Objective.
Copy out every line exactly, passing over the pictures.

** START OF Information shown **

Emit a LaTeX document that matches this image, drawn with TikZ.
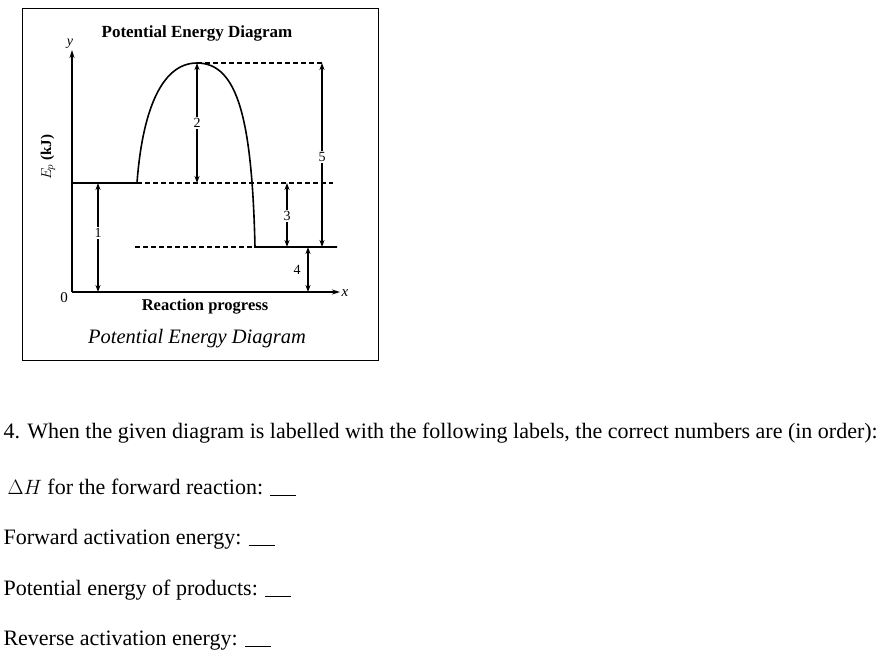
\documentclass[tikz,border=0pt]{standalone}
\usepackage{fontspec}
\setmainfont{Liberation Serif}
\usetikzlibrary{arrows.meta}
\begin{document}
\begin{tikzpicture}[x=1pt,y=-1pt,
  ln/.style={line width=1.6pt},
  dsh/.style={line width=1.1pt,dash pattern=on 5pt off 3pt},
  dim/.style={line width=1.2pt,{Stealth[length=7pt,width=5pt]}-{Stealth[length=7pt,width=5pt]}},
  lab/.style={font=\fontsize{14}{14}\selectfont,fill=white,inner sep=1pt},
  q/.style={anchor=west,font=\fontsize{22}{24}\selectfont}]
\useasboundingbox (0,0) rectangle (893,656);
\node[draw,line width=1.4pt,minimum width=356pt,minimum height=352pt,anchor=north west] (frame) at (22,8) {};
\node[font=\bfseries\fontsize{17}{18}\selectfont] (title) at (197,33) {Potential Energy Diagram};
\coordinate (O) at (72,292);
\coordinate (ytop) at (72,50);
\coordinate (xend) at (340,292);
\draw[ln,-{Stealth[length=8pt,width=5pt]}] (O) -- (ytop);
\draw[ln,-{Stealth[length=8pt,width=5pt]}] (O) -- (xend);
\node[font=\itshape\fontsize{14}{14}\selectfont] (ylab) at (70,44) {y};
\node[font=\itshape\fontsize{15}{15}\selectfont] (xlab) at (345,293) {x};
\node[font=\fontsize{15}{15}\selectfont] (zero) at (64,298) {0};
\node[rotate=90,font=\bfseries\fontsize{15}{15}\selectfont] (ep) at (48,157) {$E_{\!p}$ (kJ)};
\node[font=\bfseries\fontsize{16.5}{17}\selectfont] (rp) at (205,307) {Reaction progress};
\node[font=\itshape\fontsize{20.5}{22}\selectfont] (cap) at (197,339) {Potential Energy Diagram};
% curve
\coordinate (r0) at (72,183); \coordinate (r1) at (137,183);
\coordinate (pk) at (197,63);
\coordinate (p0) at (255,247); \coordinate (p1) at (337,247);
\draw[ln] (r0) -- (r1) .. controls (142,115) and (160,63) .. (pk)
  .. controls (238,63) and (252,120) .. (p0) -- (p1);
% dashed
\coordinate (d1b) at (322,63); \coordinate (d2b) at (333,183);
\coordinate (d3a) at (135,247);
\draw[dsh] (pk) -- (d1b);
\draw[dsh] (r1) -- (d2b);
\draw[dsh] (d3a) -- (p0);
% dimension arrows
\coordinate (a1t) at (98,183); \coordinate (a1b) at (98,292);
\draw[dim] (a1t) -- (a1b); \node[lab] (l1) at (98,233) {1};
\coordinate (a2t) at (197,63); \coordinate (a2b) at (197,183);
\draw[dim] (a2t) -- (a2b); \node[lab] (l2) at (197,123) {2};
\coordinate (a3t) at (287,183); \coordinate (a3b) at (287,247);
\draw[dim] (a3t) -- (a3b); \node[lab] (l3) at (287,216) {3};
\coordinate (a4t) at (308,247); \coordinate (a4b) at (308,292);
\draw[dim] (a4t) -- (a4b); \node[lab] (l4) at (297,270) {4};
\coordinate (a5t) at (322,63); \coordinate (a5b) at (322,247);
\draw[dim] (a5t) -- (a5b); \node[lab] (l5) at (322,157) {5};
% questions
\node[q] (q0) at (0,433) {4. When the given diagram is labelled with the following labels, the correct numbers are (in order):};
\node[q] (q1) at (4,487) {$\Delta H$ for the forward reaction: \rule[-1pt]{26pt}{0.7pt}};
\node[q] (q2) at (0,539) {Forward activation energy: \rule[-1pt]{26pt}{0.7pt}};
\node[q] (q3) at (0,590) {Potential energy of products: \rule[-1pt]{26pt}{0.7pt}};
\node[q] (q4) at (0,641) {Reverse activation energy: \rule[-1pt]{26pt}{0.7pt}};
\end{tikzpicture}
\end{document}
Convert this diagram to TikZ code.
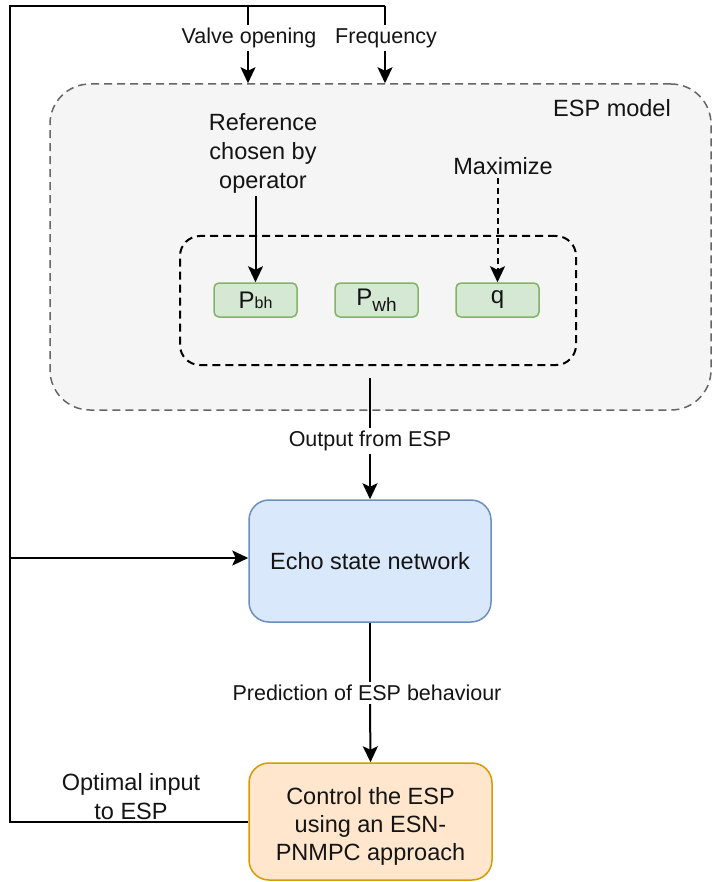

** END OF Information shown **

Expected answer.
Emit a LaTeX document that matches this image, drawn with TikZ.
\documentclass[tikz,border=0pt]{standalone}
\usepackage{fontspec}
\setmainfont{Liberation Serif}
\usetikzlibrary{arrows.meta}
\begin{document}
\begin{tikzpicture}[x=1pt,y=-1pt,
  ln/.style={line width=1.6pt},
  dsh/.style={line width=1.1pt,dash pattern=on 5pt off 3pt},
  dim/.style={line width=1.2pt,{Stealth[length=7pt,width=5pt]}-{Stealth[length=7pt,width=5pt]}},
  lab/.style={font=\fontsize{14}{14}\selectfont,fill=white,inner sep=1pt},
  q/.style={anchor=west,font=\fontsize{22}{24}\selectfont}]
\useasboundingbox (0,0) rectangle (893,656);
\node[draw,line width=1.4pt,minimum width=356pt,minimum height=352pt,anchor=north west] (frame) at (22,8) {};
\node[font=\bfseries\fontsize{17}{18}\selectfont] (title) at (197,33) {Potential Energy Diagram};
\coordinate (O) at (72,292);
\coordinate (ytop) at (72,50);
\coordinate (xend) at (340,292);
\draw[ln,-{Stealth[length=8pt,width=5pt]}] (O) -- (ytop);
\draw[ln,-{Stealth[length=8pt,width=5pt]}] (O) -- (xend);
\node[font=\itshape\fontsize{14}{14}\selectfont] (ylab) at (70,44) {y};
\node[font=\itshape\fontsize{15}{15}\selectfont] (xlab) at (345,293) {x};
\node[font=\fontsize{15}{15}\selectfont] (zero) at (64,298) {0};
\node[rotate=90,font=\bfseries\fontsize{15}{15}\selectfont] (ep) at (48,157) {$E_{\!p}$ (kJ)};
\node[font=\bfseries\fontsize{16.5}{17}\selectfont] (rp) at (205,307) {Reaction progress};
\node[font=\itshape\fontsize{20.5}{22}\selectfont] (cap) at (197,339) {Potential Energy Diagram};
% curve
\coordinate (r0) at (72,183); \coordinate (r1) at (137,183);
\coordinate (pk) at (197,63);
\coordinate (p0) at (255,247); \coordinate (p1) at (337,247);
\draw[ln] (r0) -- (r1) .. controls (142,115) and (160,63) .. (pk)
  .. controls (238,63) and (252,120) .. (p0) -- (p1);
% dashed
\coordinate (d1b) at (322,63); \coordinate (d2b) at (333,183);
\coordinate (d3a) at (135,247);
\draw[dsh] (pk) -- (d1b);
\draw[dsh] (r1) -- (d2b);
\draw[dsh] (d3a) -- (p0);
% dimension arrows
\coordinate (a1t) at (98,183); \coordinate (a1b) at (98,292);
\draw[dim] (a1t) -- (a1b); \node[lab] (l1) at (98,233) {1};
\coordinate (a2t) at (197,63); \coordinate (a2b) at (197,183);
\draw[dim] (a2t) -- (a2b); \node[lab] (l2) at (197,123) {2};
\coordinate (a3t) at (287,183); \coordinate (a3b) at (287,247);
\draw[dim] (a3t) -- (a3b); \node[lab] (l3) at (287,216) {3};
\coordinate (a4t) at (308,247); \coordinate (a4b) at (308,292);
\draw[dim] (a4t) -- (a4b); \node[lab] (l4) at (297,270) {4};
\coordinate (a5t) at (322,63); \coordinate (a5b) at (322,247);
\draw[dim] (a5t) -- (a5b); \node[lab] (l5) at (322,157) {5};
% questions
\node[q] (q0) at (0,433) {4. When the given diagram is labelled with the following labels, the correct numbers are (in order):};
\node[q] (q1) at (4,487) {$\Delta H$ for the forward reaction: \rule[-1pt]{26pt}{0.7pt}};
\node[q] (q2) at (0,539) {Forward activation energy: \rule[-1pt]{26pt}{0.7pt}};
\node[q] (q3) at (0,590) {Potential energy of products: \rule[-1pt]{26pt}{0.7pt}};
\node[q] (q4) at (0,641) {Reverse activation energy: \rule[-1pt]{26pt}{0.7pt}};
\end{tikzpicture}
\end{document}
Convert this diagram to TikZ code.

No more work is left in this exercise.